If the md5sum command isn't available (which is rare on modern Linux systems), you can use alternative methods:
Method 1: Using OpenSSL
openssl md5 filename
Output format: MD5(filename)= d41d8cd98f00b204e9800998ecf8427e
Method 2: Using Python
python3 -c "import hashlib; print(hashlib.md5(open('filename', 'rb').read()).hexdigest())"
Method 3: Using Perl
perl -MDigest::MD5 -e "print Digest::MD5->new->addfile(*STDIN)->hexdigest" < filename
Method 4: Using Ruby
ruby -rdigest -e "puts Digest::MD5.file('filename').hexdigest"
Method 5: Using PHP
php -r "echo md5_file('filename');"
Note: The md5sum command is part of GNU Coreutils and should be available on virtually all Linux distributions. If it's missing, you can install it with:
sudo apt-get install coreutils # Debian/Ubuntu
sudo yum install coreutils # RHEL/CentOS
sudo dnf install coreutils # Fedora
Is there a way to reverse an MD5 hash to get the original file?
No, it is not feasible to reverse an MD5 hash to recover the original file. MD5 is a one-way cryptographic hash function, which means:
- It's designed to be computationally infeasible to reverse the hash to get the original input
- The same hash can be produced by many different inputs (due to the pigeonhole principle)
- There's no mathematical way to "decrypt" the hash
However, there are some caveats:
- Brute-force attacks: For very short inputs (like passwords), it's possible to try all possible combinations until a match is found. This is why MD5 is unsuitable for password storage.

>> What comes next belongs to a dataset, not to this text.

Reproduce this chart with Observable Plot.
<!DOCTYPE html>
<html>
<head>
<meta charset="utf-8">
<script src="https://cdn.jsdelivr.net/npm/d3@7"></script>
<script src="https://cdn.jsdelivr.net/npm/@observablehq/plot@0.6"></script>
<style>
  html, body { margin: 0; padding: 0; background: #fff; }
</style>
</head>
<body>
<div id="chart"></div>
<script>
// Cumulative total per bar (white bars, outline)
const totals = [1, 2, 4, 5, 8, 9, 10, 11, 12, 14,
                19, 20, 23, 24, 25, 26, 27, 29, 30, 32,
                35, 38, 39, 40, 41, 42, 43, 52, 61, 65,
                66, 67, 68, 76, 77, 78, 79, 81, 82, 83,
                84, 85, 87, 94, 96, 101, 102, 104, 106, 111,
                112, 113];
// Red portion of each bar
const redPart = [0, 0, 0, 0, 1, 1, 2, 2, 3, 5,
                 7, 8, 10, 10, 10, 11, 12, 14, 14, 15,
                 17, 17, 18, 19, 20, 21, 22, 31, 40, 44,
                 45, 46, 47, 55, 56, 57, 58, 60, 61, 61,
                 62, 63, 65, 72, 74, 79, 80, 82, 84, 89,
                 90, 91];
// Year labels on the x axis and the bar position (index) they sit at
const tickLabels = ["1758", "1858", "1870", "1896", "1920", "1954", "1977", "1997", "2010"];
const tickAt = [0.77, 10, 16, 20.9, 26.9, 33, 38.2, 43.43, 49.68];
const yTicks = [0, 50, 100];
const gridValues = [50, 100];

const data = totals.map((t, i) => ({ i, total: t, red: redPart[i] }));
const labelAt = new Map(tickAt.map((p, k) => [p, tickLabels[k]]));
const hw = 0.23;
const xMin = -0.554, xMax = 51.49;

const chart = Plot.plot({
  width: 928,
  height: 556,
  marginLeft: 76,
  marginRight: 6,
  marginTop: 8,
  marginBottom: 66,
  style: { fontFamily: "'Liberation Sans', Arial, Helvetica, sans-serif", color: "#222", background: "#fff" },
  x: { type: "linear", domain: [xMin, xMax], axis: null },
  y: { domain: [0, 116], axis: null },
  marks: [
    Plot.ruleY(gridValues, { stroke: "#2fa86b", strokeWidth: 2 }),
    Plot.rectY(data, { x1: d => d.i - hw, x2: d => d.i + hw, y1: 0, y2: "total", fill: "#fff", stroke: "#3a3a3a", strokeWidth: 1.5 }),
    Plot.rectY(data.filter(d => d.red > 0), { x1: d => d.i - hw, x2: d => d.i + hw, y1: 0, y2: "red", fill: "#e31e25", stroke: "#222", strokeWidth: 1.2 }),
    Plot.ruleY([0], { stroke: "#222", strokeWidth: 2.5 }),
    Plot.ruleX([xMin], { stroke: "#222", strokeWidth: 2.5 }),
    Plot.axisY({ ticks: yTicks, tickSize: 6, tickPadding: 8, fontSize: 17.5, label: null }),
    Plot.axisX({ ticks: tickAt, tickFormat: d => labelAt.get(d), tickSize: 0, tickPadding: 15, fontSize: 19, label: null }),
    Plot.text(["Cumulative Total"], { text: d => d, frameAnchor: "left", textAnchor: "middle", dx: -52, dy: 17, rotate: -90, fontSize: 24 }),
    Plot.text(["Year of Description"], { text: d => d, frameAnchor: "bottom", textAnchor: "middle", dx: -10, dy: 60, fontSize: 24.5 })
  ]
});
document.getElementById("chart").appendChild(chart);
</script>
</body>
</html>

- Rainbow tables: Precomputed tables of hashes for common inputs can speed up brute-force attacks for certain types of data.

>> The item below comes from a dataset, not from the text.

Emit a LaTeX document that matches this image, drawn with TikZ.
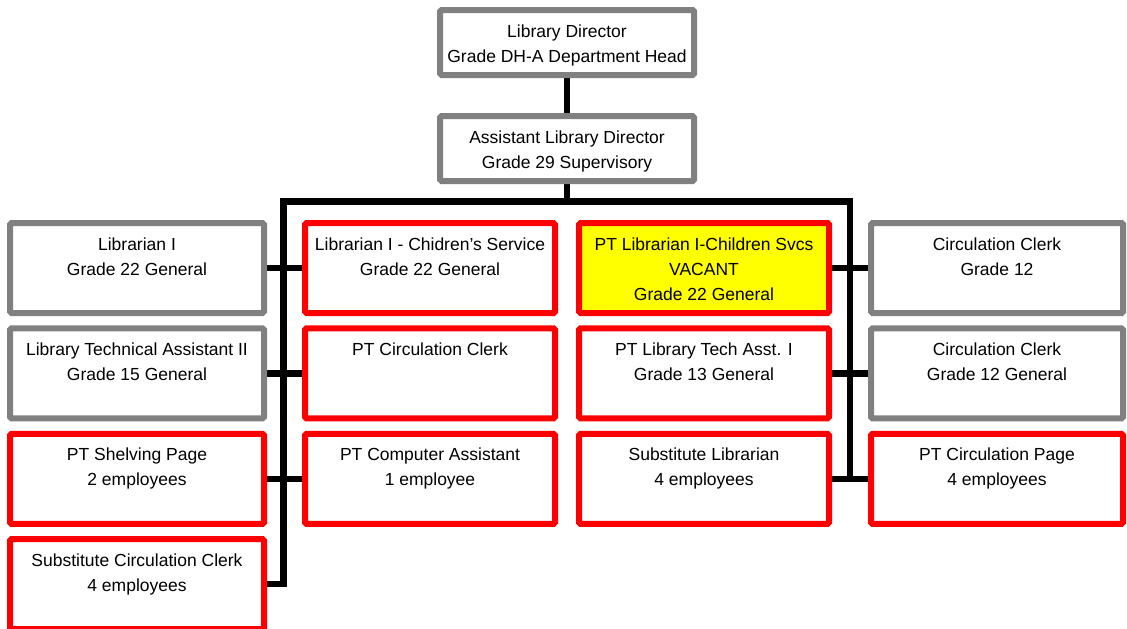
\documentclass[tikz,border=0pt]{standalone}
\usepackage{fontspec}
\setmainfont{Liberation Sans}
\usetikzlibrary{backgrounds}
\definecolor{boxgray}{RGB}{128,128,128}
\definecolor{boxred}{RGB}{255,0,0}
\definecolor{boxyellow}{RGB}{255,255,0}
\newcommand\bt[3]{\parbox[c][#2pt][t]{#1pt}{\centering\rule{0pt}{27pt}#3\par}}
\tikzset{
  every node/.style={font=\fontsize{17.5}{25}\selectfont},
  orgbox/.style={draw, line width=6pt, fill=white, inner sep=0pt, outer sep=0pt, rounded corners=1.5pt},
  gbox/.style={orgbox, draw=boxgray},
  rbox/.style={orgbox, draw=boxred},
  ybox/.style={orgbox, draw=boxred, fill=boxyellow},
  conn/.style={line width=6.5pt, black, line join=miter}
}
\begin{document}
\begin{tikzpicture}[x=1pt,y=-1pt]
\useasboundingbox (0,0) rectangle (1127,629);
\clip (0,0) rectangle (1127,629);
% top
\node[gbox] (dir)  at (567,42.5)  {\bt{254}{65}{Library Director\\Grade DH-A Department Head}};
\node[gbox] (asst) at (567,148.5) {\bt{254}{65}{Assistant Library Director\\Grade 29 Supervisory}};
% column 1
\node[gbox] (lib1)    at (137,268)   {\bt{254}{90}{Librarian I\\Grade 22 General}};
\node[gbox] (lta)     at (137,373.4) {\bt{254}{90}{Library Technical Assistant II\\Grade 15 General}};
\node[rbox] (shelf)   at (137,478.8) {\bt{254}{90}{PT Shelving Page\\2 employees}};
\node[rbox] (subcirc) at (137,584.2) {\bt{254}{90}{Substitute Circulation Clerk\\4 employees}};
% column 2
\node[rbox] (chs)   at (430,268)   {\bt{250}{90}{Librarian I - Chidren\symbol{39}s Service\\Grade 22 General}};
\node[rbox] (ptcc)  at (430,373.4) {\bt{250}{90}{PT Circulation Clerk}};
\node[rbox] (ptca)  at (430,478.8) {\bt{250}{90}{PT Computer Assistant\\1 employee}};
% column 3
\node[ybox] (ptlib)  at (704,268)   {\bt{250}{90}{PT Librarian I-Children Svcs\\VACANT\\Grade 22 General}};
\node[rbox] (ptlta)  at (704,373.4) {\bt{250}{90}{PT Library Tech Asst. I\\Grade 13 General}};
\node[rbox] (sublib) at (704,478.8) {\bt{250}{90}{Substitute Librarian\\4 employees}};
% column 4
\node[gbox] (cc1)    at (997,268)   {\bt{252}{90}{Circulation Clerk\\Grade 12}};
\node[gbox] (cc2)    at (997,373.4) {\bt{252}{90}{Circulation Clerk\\Grade 12 General}};
\node[rbox] (pcpage) at (997,478.8) {\bt{252}{90}{PT Circulation Page\\4 employees}};
% connectors
\coordinate (busL) at (283.5,201.5);
\coordinate (busR) at (850,201.5);
\begin{scope}[on background layer]
  \draw[conn] (dir.south) -- (asst.north);
  \draw[conn] (asst.south) -- (asst.south |- busL);
  \draw[conn] (subcirc.east) -| (busL) -- (busR) -- ([yshift=-3.25pt]busR |- sublib.east);
  \draw[conn] (lib1.east) -- (chs.west);
  \draw[conn] (lta.east) -- (ptcc.west);
  \draw[conn] (shelf.east) -- (ptca.west);
  \draw[conn] (ptlib.east) -- (cc1.west);
  \draw[conn] (ptlta.east) -- (cc2.west);
  \draw[conn] (sublib.east) -- (pcpage.west);
\end{scope}
\end{tikzpicture}
\end{document}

- Collision attacks: While you can't reverse a hash, you can find a different input that produces the same hash (a collision).
For files: Reversing an MD5 hash to get the original file is practically impossible because:
- Files are typically much larger than the hash output (128 bits)
- There are an astronomical number of possible files that could produce the same hash
- The computational resources required would be prohibitive
In summary, while you can't reverse an MD5 hash, you should still treat MD5 hashes as sensitive information, as they can be used in certain types of attacks.